The inductance $L = 1.8 \, \mathrm{mH}$ (millihenries), which is $1.8 \times 10^{-3}$ henries.
We need to find $R$.

Let's put $0.20 \times I_{final}$ into our formula for $I(t)$:
$0.20 \times I_{final} = I_{final} (1 - e^{-Rt/L})$

3. **Simplify the Equation:**
Since $I_{final}$ is on both sides, we can divide it out (as long as it's not zero, which it isn't here!):
$0.20 = 1 - e^{-Rt/L}$

Now, we want to get the $e$ part by itself. Subtract 1 from both sides:
$0.20 - 1 = -e^{-Rt/L}$
$-0.80 = -e^{-Rt/L}$
$0.80 = e^{-Rt/L}$ (Just multiplied both sides by -1)
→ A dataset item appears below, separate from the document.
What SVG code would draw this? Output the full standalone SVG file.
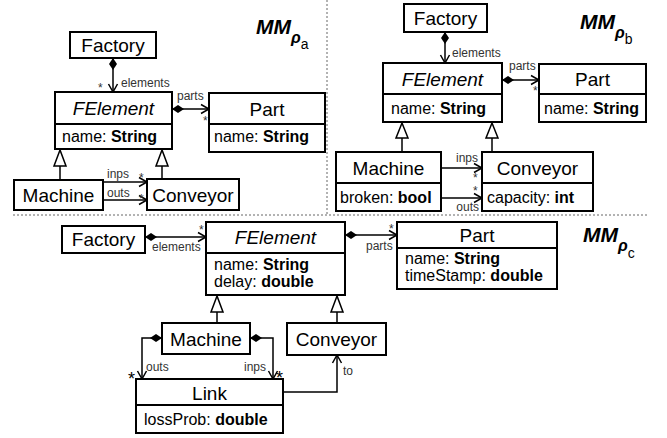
<svg xmlns="http://www.w3.org/2000/svg" width="667" height="438" viewBox="0 0 667 438">
<style>
.box{fill:#fff;stroke:#000;stroke-width:2}
.div{stroke:#000;stroke-width:2}
text{font-family:"Liberation Sans",Arial,sans-serif;fill:#000}
.cn{font-size:19px;text-anchor:middle}
.ab{font-style:italic}
.at{font-size:16px}
.b{font-weight:bold}
.s{font-size:12px;fill:#333}
.st{font-size:12px;fill:#333}
.bs{font-size:18px}
.con{stroke:#000;stroke-width:1.5;fill:none}
.gen{fill:#fff;stroke:#000;stroke-width:1.5}
.dot{stroke:#666;stroke-width:1;stroke-dasharray:2,2;fill:none}
.tt{font-size:21px;font-weight:bold;font-style:italic}
.rho{font-size:16px;font-weight:bold;font-style:italic}
.sub{font-size:14px}
</style>
<defs>
<marker id="arr" markerUnits="userSpaceOnUse" markerWidth="1" markerHeight="1" orient="auto" overflow="visible">
<path d="M-8,-4.5 L0,0 L-8,4.5" fill="none" stroke="#000" stroke-width="1.5"/>
</marker>
<marker id="dia" markerUnits="userSpaceOnUse" markerWidth="1" markerHeight="1" orient="auto" overflow="visible">
<path d="M0,0 L6,-4 L12,0 L6,4 Z" fill="#000"/>
</marker>
</defs>

<!-- dotted separators -->
<line class="dot" x1="327" y1="0" x2="327" y2="214"/>
<line class="dot" x1="13" y1="215" x2="648" y2="215"/>

<!-- titles -->
<text x="256" y="34"><tspan class="tt">MM</tspan><tspan class="rho" dy="9">ρ</tspan><tspan class="sub" dy="6">a</tspan></text>
<text x="580" y="29"><tspan class="tt">MM</tspan><tspan class="rho" dy="9">ρ</tspan><tspan class="sub" dy="6">b</tspan></text>
<text x="583" y="242"><tspan class="tt">MM</tspan><tspan class="rho" dy="9">ρ</tspan><tspan class="sub" dy="7">c</tspan></text>

<!-- connectors -->
<g id="connectors">
<!-- panel a -->
<path class="con" d="M113,58 L113,92" marker-start="url(#dia)" marker-end="url(#arr)"/>
<path class="con" d="M172,109 L209,109" marker-start="url(#dia)" marker-end="url(#arr)"/>
<path class="con" d="M103,182 L147,182" marker-end="url(#arr)"/>
<path class="con" d="M103,200 L147,200" marker-end="url(#arr)"/>
<line class="con" x1="60" y1="166" x2="60" y2="180"/>
<polygon class="gen" points="60,150 54,166 66,166"/>
<line class="con" x1="162" y1="166" x2="162" y2="179"/>
<polygon class="gen" points="162,150 156,166 168,166"/>
<text class="st" x="98" y="92">*</text>
<text class="s" x="121" y="87">elements</text>
<text class="s" x="177" y="100">parts</text>
<text class="st" x="203" y="125">*</text>
<text class="s" x="107" y="178">inps</text>
<text class="st" x="139" y="182">*</text>
<text class="s" x="107" y="197">outs</text>
<text class="st" x="139" y="203">*</text>

<!-- panel b -->
<path class="con" d="M445,32 L445,63" marker-start="url(#dia)" marker-end="url(#arr)"/>
<path class="con" d="M502,80 L539,80" marker-start="url(#dia)" marker-end="url(#arr)"/>
<path class="con" d="M441,168 L482,168" marker-end="url(#arr)"/>
<path class="con" d="M441,198 L482,198" marker-end="url(#arr)"/>
<line class="con" x1="402" y1="138" x2="402" y2="152"/>
<polygon class="gen" points="402,123 396,138 408,138"/>
<line class="con" x1="492" y1="138" x2="492" y2="152"/>
<polygon class="gen" points="492,123 486,138 498,138"/>
<text class="s" x="452" y="57">elements</text>
<text class="s" x="509" y="70">parts</text>
<text class="st" x="533" y="95">*</text>
<text class="s" x="478" y="162" text-anchor="end">inps</text>
<text class="st" x="473" y="182">*</text>
<text class="st" x="473" y="195">*</text>
<text class="s" x="479" y="211" text-anchor="end">outs</text>

<!-- panel c -->
<path class="con" d="M145,237 L206,237" marker-start="url(#dia)" marker-end="url(#arr)"/>
<path class="con" d="M345,235 L397,235" marker-start="url(#dia)" marker-end="url(#arr)"/>
<line class="con" x1="217" y1="312" x2="217" y2="323"/>
<polygon class="gen" points="217,296 211,312 223,312"/>
<line class="con" x1="337" y1="312" x2="337" y2="323"/>
<polygon class="gen" points="337,296 331,312 343,312"/>
<path class="con" d="M162,338 L142,338 L142,379" marker-start="url(#dia)" marker-end="url(#arr)"/>
<path class="con" d="M250,338 L273,338 L273,379" marker-start="url(#dia)" marker-end="url(#arr)"/>
<path class="con" d="M283,392 L337,392 L337,355" marker-end="url(#arr)"/>
<text class="st" x="199" y="234">*</text>
<text class="s" x="152" y="251">elements</text>
<text class="st" x="389" y="233">*</text>
<text class="s" x="366" y="250">parts</text>
<text class="bs" x="128" y="385">*</text>
<text class="s" x="146" y="371">outs</text>
<text class="s" x="266" y="371" text-anchor="end">inps</text>
<text class="bs" x="276" y="384">*</text>
<text class="s" x="343" y="375">to</text>
</g>

<!-- panel a nodes -->
<g id="a-factory"><rect class="box" x="70" y="32" width="86" height="26"/><text class="cn" x="113" y="52">Factory</text></g>
<g id="a-felement"><rect class="box" x="55" y="92" width="117" height="57"/><line class="div" x1="55" y1="124" x2="172" y2="124"/><text class="cn ab" x="113.5" y="115">FElement</text><text class="at" x="62" y="142">name: <tspan class="b">String</tspan></text></g>
<g id="a-part"><rect class="box" x="209" y="93" width="116" height="59"/><line class="div" x1="209" y1="124" x2="325" y2="124"/><text class="cn" x="267" y="116">Part</text><text class="at" x="214" y="142">name: <tspan class="b">String</tspan></text></g>
<g id="a-machine"><rect class="box" x="14" y="180" width="89" height="30"/><text class="cn" x="58.5" y="202">Machine</text></g>
<g id="a-conveyor"><rect class="box" x="147" y="179" width="92" height="31"/><text class="cn" x="193" y="202">Conveyor</text></g>

<!-- panel b nodes -->
<g id="b-factory"><rect class="box" x="404" y="4" width="83" height="28"/><text class="cn" x="445.5" y="25">Factory</text></g>
<g id="b-felement"><rect class="box" x="383" y="63" width="119" height="59"/><line class="div" x1="383" y1="94" x2="502" y2="94"/><text class="cn ab" x="442.5" y="86">FElement</text><text class="at" x="391" y="114">name: <tspan class="b">String</tspan></text></g>
<g id="b-part"><rect class="box" x="539" y="64" width="107" height="58"/><line class="div" x1="539" y1="94" x2="646" y2="94"/><text class="cn" x="592.5" y="86">Part</text><text class="at" x="544" y="114">name: <tspan class="b">String</tspan></text></g>
<g id="b-machine"><rect class="box" x="336" y="152" width="105" height="59"/><line class="div" x1="336" y1="183" x2="441" y2="183"/><text class="cn" x="388.5" y="175">Machine</text><text class="at" x="340" y="203">broken: <tspan class="b">bool</tspan></text></g>
<g id="b-conveyor"><rect class="box" x="482" y="152" width="111" height="59"/><line class="div" x1="482" y1="183" x2="593" y2="183"/><text class="cn" x="537.5" y="175">Conveyor</text><text class="at" x="487" y="203">capacity: <tspan class="b">int</tspan></text></g>

<!-- panel c nodes -->
<g id="c-factory"><rect class="box" x="62" y="226" width="83" height="27"/><text class="cn" x="103.5" y="246">Factory</text></g>
<g id="c-felement"><rect class="box" x="206" y="222" width="139" height="73"/><line class="div" x1="206" y1="253" x2="345" y2="253"/><text class="cn ab" x="275.5" y="244">FElement</text><text class="at" x="214" y="270">name: <tspan class="b">String</tspan></text><text class="at" x="214" y="287">delay: <tspan class="b">double</tspan></text></g>
<g id="c-part"><rect class="box" x="397" y="222" width="160" height="67"/><line class="div" x1="397" y1="248" x2="557" y2="248"/><text class="cn" x="477" y="242">Part</text><text class="at" x="405" y="264">name: <tspan class="b">String</tspan></text><text class="at" x="405" y="281">timeStamp: <tspan class="b">double</tspan></text></g>
<g id="c-machine"><rect class="box" x="162" y="323" width="88" height="31"/><text class="cn" x="206" y="346">Machine</text></g>
<g id="c-conveyor"><rect class="box" x="287" y="323" width="99" height="32"/><text class="cn" x="336.5" y="346">Conveyor</text></g>
<g id="c-link"><rect class="box" x="136" y="379" width="147" height="54"/><line class="div" x1="136" y1="405" x2="283" y2="405"/><text class="cn" x="209.5" y="400">Link</text><text class="at" x="144" y="425">lossProb: <tspan class="b">double</tspan></text></g>
</svg>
4. **Get Rid of the 'e':**
To undo the $e$ (which is like an exponent), we use something called the natural logarithm, written as $\ln$. It's like asking "what power do I need to raise $e$ to, to get this number?".
So, take $\ln$ of both sides:
$\ln(0.80) = \ln(e^{-Rt/L})$
$\ln(0.80) = -Rt/L$ (Because $\ln(e^x) = x$)

5. **Solve for R:**
Now, we want $R$ by itself. We can multiply both sides by $L$ and divide by $-t$:
$R = -\frac{L}{t} \ln(0.80)$

6. **Calculate the Numbers:**
Let's find the value of $\ln(0.80)$. If you use a calculator, you'll find $\ln(0.80) \approx -0.2231$.
Now, plug in all the values:
$R = -\frac{1.8 \times 10^{-3} \, \mathrm{H}}{3.1 \times 10^{-6} \, \mathrm{s}} \times (-0.2231)$

The two minus signs cancel each other out, making it positive:
$R = \frac{1.8 \times 10^{-3}}{3.1 \times 10^{-6}} \times 0.2231$
$R = \frac{1.8}{3.1} \times 10^{( -3 - (-6) )} \times 0.2231$
$R = \frac{1.8}{3.1} \times 10^{3} \times 0.2231$
$R \approx 0.5806 \times 1000 \times 0.2231$
$R \approx 580.6 \times 0.2231$
$R \approx 129.6$

7. **Final Answer:**
Rounding to two significant figures (because 3.1 and 1.8 have two), the resistance is approximately $130 \, \Omega$.